Renting a property in Turkey generates income that is taxed in this nation. Whether they are foreigners or not, those who acquire a home must think about paying the necessary taxes. Property tax in Turkey can be tough to understand, especially if you purchase a property in another nation. Aside from the taxes, you pay when you invest in Turkey, there are other taxes to consider, such as yearly taxes and VAT.

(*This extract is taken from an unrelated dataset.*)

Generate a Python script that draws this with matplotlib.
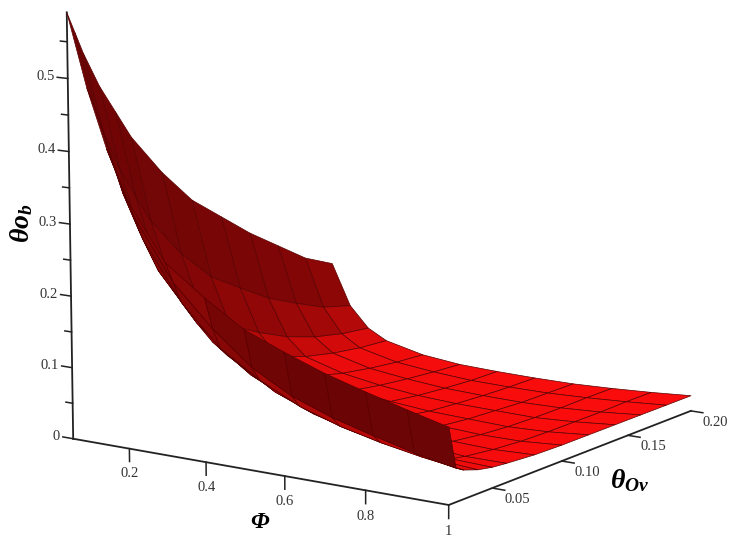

Purchasing Tax (Title Deed Fee)
When you buy a property in Turkey, you need to receive a title deed along with a charge of 4% of the purchase price. This sum is usually divided in half and split between the buyer and seller. However, depending on the terms of the agreement, you may be obligated to pay the entire amount as the buyer or vice versa, according to the investment law in Turkey.
VAT (Value Added Tax)
With a few exceptions, purchasing property in Turkey requires the payment of VAT. Thus, an 18% VAT is levied on commercial buildings. However, this tax differs when it comes to residential homes. In this scenario, consider the following two examples:
The VAT rate for flats larger than 150 square meters is 18%.
The VAT rate for apartments with a floor space of less than 150 square meters is 1%.
It is vital to know that in Turkey, rental properties are free from VAT. Individuals who sell their properties receive the same advantage. However, the situation changes if a real estate agency handles the sale and purchase. The VAT rate in this country is fixed at 1%.